I ventured out onto Oxlease on Linear Fisheries which was to be the first test venue, to my delight I caught very well on the glowing baits at night and interestingly in the daytime so at least I knew it didnt put the carp off!
Next trip to trial the “glow in the dark” was another Linear venue the popular St Johns, by the time I got to the lake we were into a very hash Winter period and I arrived in minus 6 Siberian like conditions to fish with my old mate Simon Crow, Simon was slightly incredulous when I showed him my glowing corn and proceeded to put it on all my rods and cast it into the lake over a big bed of spodded maggots, I think I had 5 twenties on it in two nights fishing, even I did not expect such an amazing result especially in those conditions, how exciting that was I can tell you!
I remember showing the boilie version of the Glow baits to Shaun Harrison while we both were fishing on the Mangrove syndicate, when I told Shaun of my run of results on these unusual baits he asked me if he could try some, I gladly let him take some, I received a phone call from a rather excited Shaun telling me he had just caught his first English forty on the plastic boilies and he related the story of how he could see the bait eerily glowing in the carps mouth in the pitch black during the fight.
Glow in the dark baits are made of a material that absorbs both light and sunlight, this causes it to react and give off light, it is also activated by UV light, that’s why you can charge it with the small UV lights Enterprise sell to do this job, another way is I found out by accident through my liking of sterilizing my baits to get rid of any human smell by dipping them into boiling water, when I tried this with a night glow hookbait it lit up like a light bulb “supercharging” it although briefly, it is handy in an emergency if you don’t have sunlight or a UV torch handy.

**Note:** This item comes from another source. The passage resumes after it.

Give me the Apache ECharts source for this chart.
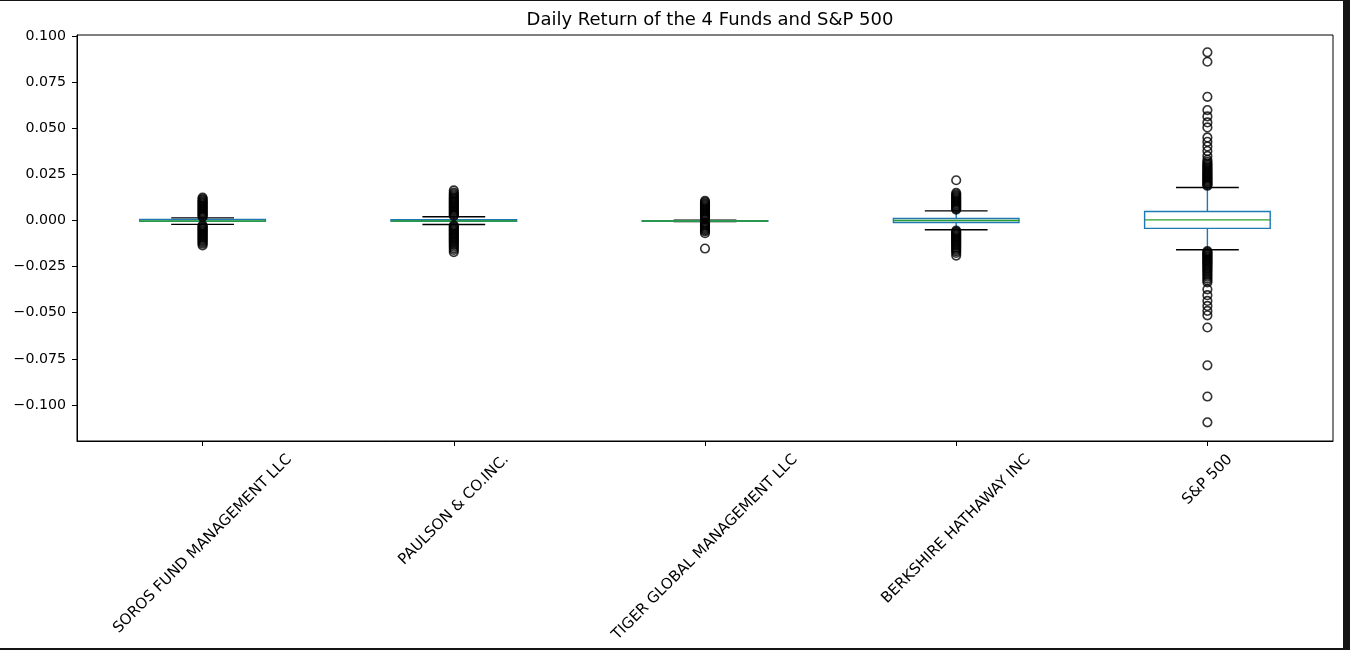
<!DOCTYPE html>
<html>
<head>
<meta charset="utf-8">
<script src="https://cdn.jsdelivr.net/npm/echarts@6/dist/echarts.min.js"></script>
<style>
  html, body { margin: 0; padding: 0; background: #141414; }
  #frame { position: relative; width: 1350px; height: 650px; background: #141414; overflow: hidden; }
  #chart { position: absolute; left: 0; top: 1px; width: 1343px; height: 647px; background: #ffffff; }
</style>
</head>
<body>
<div id="frame"><div id="chart"></div></div>
<script>
const title = 'Daily Return of the 4 Funds and S&P 500';
const categories = ['SOROS FUND MANAGEMENT LLC', 'PAULSON & CO.INC.', 'TIGER GLOBAL MANAGEMENT LLC', 'BERKSHIRE HATHAWAY INC', 'S&P 500'];
const yTicks = [-0.1, -0.075, -0.05, -0.025, 0, 0.025, 0.05, 0.075, 0.1];

const whiskerLow  = [-0.0021, -0.0022, -0.0006, -0.0050, -0.0159];
const q1          = [-0.0004, -0.0004, -0.0004, -0.0011, -0.0043];
const median      = [-0.0003, -0.0003, -0.0003,  0.0000,  0.0003];
const q3          = [ 0.0006,  0.0004, -0.0001,  0.0011,  0.0049];
const whiskerHigh = [ 0.0014,  0.0020,  0.0001,  0.0052,  0.0179];

const sorosFliers = [0.0019, 0.0025, 0.0031, 0.0036, 0.0042, 0.0047, 0.0053, 0.0059, 0.0064, 0.0070, 0.0076, 0.0081, 0.0087, 0.0093, 0.0098, 0.0104, 0.0110, 0.0117, 0.0124,
  -0.0026, -0.0031, -0.0037, -0.0042, -0.0048, -0.0054, -0.0059, -0.0065, -0.0071, -0.0076, -0.0082, -0.0088, -0.0094, -0.0100, -0.0106, -0.0112, -0.0119, -0.0126, -0.0135];
const paulsonFliers = [0.0025, 0.0031, 0.0037, 0.0042, 0.0048, 0.0054, 0.0059, 0.0065, 0.0071, 0.0076, 0.0082, 0.0088, 0.0094, 0.0099, 0.0105, 0.0111, 0.0117, 0.0123, 0.0129, 0.0136, 0.0143, 0.0151, 0.0163,
  -0.0027, -0.0033, -0.0038, -0.0044, -0.0050, -0.0055, -0.0061, -0.0067, -0.0073, -0.0078, -0.0084, -0.0090, -0.0096, -0.0102, -0.0108, -0.0114, -0.0120, -0.0127, -0.0134, -0.0142, -0.0151, -0.0160, -0.0171];
const tigerFliers = [0.0006, 0.0012, 0.0017, 0.0023, 0.0029, 0.0034, 0.0040, 0.0046, 0.0051, 0.0057, 0.0063, 0.0068, 0.0074, 0.0080, 0.0086, 0.0092, 0.0099, 0.0106,
  -0.0011, -0.0017, -0.0022, -0.0028, -0.0034, -0.0040, -0.0046, -0.0052, -0.0059, -0.0069, -0.0152];
const berkshireFliers = [0.0059, 0.0064, 0.0070, 0.0076, 0.0081, 0.0087, 0.0093, 0.0099, 0.0105, 0.0111, 0.0117, 0.0123, 0.0129, 0.0135, 0.0142, 0.0149, 0.0218,
  -0.0055, -0.0061, -0.0066, -0.0072, -0.0078, -0.0084, -0.0090, -0.0096, -0.0102, -0.0108, -0.0114, -0.0120, -0.0126, -0.0132, -0.0138, -0.0145, -0.0152, -0.0159, -0.0167, -0.0176, -0.0190];
const sp500Fliers = [0.0188, 0.0193, 0.0199, 0.0204, 0.0210, 0.0215, 0.0221, 0.0227, 0.0232, 0.0238, 0.0244, 0.0250, 0.0256, 0.0262, 0.0268, 0.0275, 0.0282, 0.0289, 0.0296, 0.0303, 0.0310, 0.0318, 0.0329,
  0.0350, 0.0376, 0.0401, 0.0426, 0.0450, 0.0504, 0.0531, 0.0564, 0.0598, 0.0670, 0.0860, 0.0911,
  -0.0166, -0.0171, -0.0177, -0.0182, -0.0188, -0.0194, -0.0199, -0.0205, -0.0211, -0.0217, -0.0223, -0.0229, -0.0235, -0.0241, -0.0248, -0.0255, -0.0262, -0.0270, -0.0278, -0.0287, -0.0296, -0.0305, -0.0315, -0.0325, -0.0335,
  -0.0373, -0.0405, -0.0436, -0.0463, -0.0490, -0.0514, -0.0580, -0.0785, -0.0954, -0.1094];

const fliersByCategory = [sorosFliers, paulsonFliers, tigerFliers, berkshireFliers, sp500Fliers];

const FONT = '"DejaVu Sans", "Liberation Sans", sans-serif';
const YTICK_FS = 14.2;
const XTICK_FS = 15;

const boxRows = categories.map((c, i) => [i, whiskerLow[i], q1[i], median[i], q3[i], whiskerHigh[i]]);
const flierPoints = [];
fliersByCategory.forEach((arr, i) => arr.forEach(v => flierPoints.push([i, v])));

// Rotated x labels centred under their tick (matplotlib style):
// shift along the text by right padding and across it with a tall line box.
const meas = document.createElement('canvas').getContext('2d');
meas.font = XTICK_FS + 'px ' + FONT;
const xData = categories.map(name => {
  const L = meas.measureText(name).width;
  const h = XTICK_FS * 1.17;
  const D = 10 + (L + h) * Math.SQRT1_2 / 2;
  const S = D * Math.SQRT2;
  return {
    value: name,
    textStyle: {
      align: 'center', verticalAlign: 'top',
      lineHeight: S,
      fontFamily: FONT, fontSize: XTICK_FS, color: '#000000',
      padding: [0, S, 0, 0]
    }
  };
});

function fmt(v) {
  const s = Math.abs(v).toFixed(3);
  return (v < -1e-9 ? '\u2212' : '') + s;
}

function renderBox(params, api) {
  const i = api.value(0);
  const band = api.size([1, 0])[0];
  const bw = band * 0.5, cw = band * 0.25;
  const x = api.coord([i, 0])[0];
  const y = v => api.coord([i, v])[1];
  const yLo = y(api.value(1)), yQ1 = y(api.value(2)), yMed = y(api.value(3)), yQ3 = y(api.value(4)), yHi = y(api.value(5));
  const lw = 1.4;
  const blue = { stroke: '#1f77b4', lineWidth: lw, fill: null };
  const black = { stroke: '#000000', lineWidth: lw, fill: null };
  return {
    type: 'group',
    children: [
      { type: 'line', shape: { x1: x, y1: yQ1, x2: x, y2: yLo }, style: blue },
      { type: 'line', shape: { x1: x, y1: yQ3, x2: x, y2: yHi }, style: blue },
      { type: 'line', shape: { x1: x - cw / 2, y1: yLo, x2: x + cw / 2, y2: yLo }, style: black },
      { type: 'line', shape: { x1: x - cw / 2, y1: yHi, x2: x + cw / 2, y2: yHi }, style: black },
      { type: 'rect', shape: { x: x - bw / 2, y: yQ3, width: bw, height: yQ1 - yQ3 }, style: { stroke: '#1f77b4', lineWidth: lw, fill: 'none' } },
      { type: 'line', shape: { x1: x - bw / 2, y1: yMed, x2: x + bw / 2, y2: yMed }, style: { stroke: '#2ca02c', lineWidth: lw } }
    ]
  };
}

const chart = echarts.init(document.getElementById('chart'), null, { renderer: 'canvas' });
chart.setOption({
  animation: false,
  backgroundColor: '#ffffff',
  textStyle: { fontFamily: FONT },
  title: {
    text: title,
    left: 705,
    textAlign: 'center',
    top: 5,
    textStyle: { fontFamily: FONT, fontSize: 18, fontWeight: 'normal', color: '#000000' }
  },
  grid: {
    left: 77, right: 10, top: 34, bottom: 207,
    show: true, borderColor: '#000000', borderWidth: 1, backgroundColor: 'transparent',
    containLabel: false, outerBoundsMode: 'none'
  },
  xAxis: {
    type: 'category',
    data: xData,
    boundaryGap: true,
    axisLine: { show: true, onZero: false, lineStyle: { color: '#000000', width: 1 } },
    axisTick: { show: true, alignWithLabel: true, length: 5, inside: false, lineStyle: { color: '#000000', width: 1 } },
    axisLabel: {
      show: true, interval: 0, rotate: 45, margin: 0, hideOverlap: false,
      align: 'center', verticalAlign: 'top',
      fontFamily: FONT, fontSize: XTICK_FS, color: '#000000'
    },
    splitLine: { show: false }
  },
  yAxis: {
    type: 'value',
    min: -0.1195,
    max: 0.1005,
    axisLine: { show: true, onZero: false, lineStyle: { color: '#000000', width: 1 } },
    axisTick: { show: true, length: 5, inside: false, customValues: yTicks, lineStyle: { color: '#000000', width: 1 } },
    axisLabel: {
      show: true, customValues: yTicks, margin: 11,
      fontFamily: FONT, fontSize: YTICK_FS, color: '#000000',
      formatter: fmt
    },
    splitLine: { show: false }
  },
  series: [
    {
      type: 'custom',
      name: 'box',
      renderItem: renderBox,
      data: boxRows,
      encode: { x: 0, y: [1, 2, 3, 4, 5] },
      silent: true,
      z: 2
    },
    {
      type: 'scatter',
      name: 'fliers',
      data: flierPoints,
      symbol: 'circle',
      symbolSize: 8.6,
      itemStyle: { color: 'rgba(0,0,0,0)', borderColor: '#000000', borderWidth: 1.6 },
      silent: true,
      z: 3
    }
  ]
});
</script>
</body>
</html>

I don’t know about you but I consider plastic baits a very strong part of my armory these days, I don’t say that lightly as if they didn’t work I wouldn’t use them, not only do they work but in certain situations I have out fished real food items! Often getting bites on plastic when more conventional baits were struggling, at first when this became apparent it really did leave me scratching my head, I was quick to see some of the more apparent reasons for their success though and the more I thought about it the more obvious it became.
Most normal baits are porous and take on water so no matter how critically you may balance them they will become heavier and added to the weight of the hook, hooklink and perhaps tungsten putty or a split shot acting as a counter balance you can soon see the hookbait could behave in an unnatural way when waterlogged in contrast plastic remains totally constant in respect to its buoyancy which keeps your rigs perfectly balanced and imparts more natural behavior like your free offerings at all time.Another issue is colour, plastic baits keep their colour perfectly whereas normal baits such as Maize become quickly discoloured particularly when fished over dark silty lake beds, to me this is a key factor in the plastic baits success, if they can see it they will find it easier most of the time!
Of course the vivid colours you can create with these synthetic baits is vast and very eye catching, the popular trend of tipping food baits with a brightly coloured piece of corn is testimony to how effective the visual aspect can be, quite often the tipped boilie will out fish an identical boile that’s not been tipped.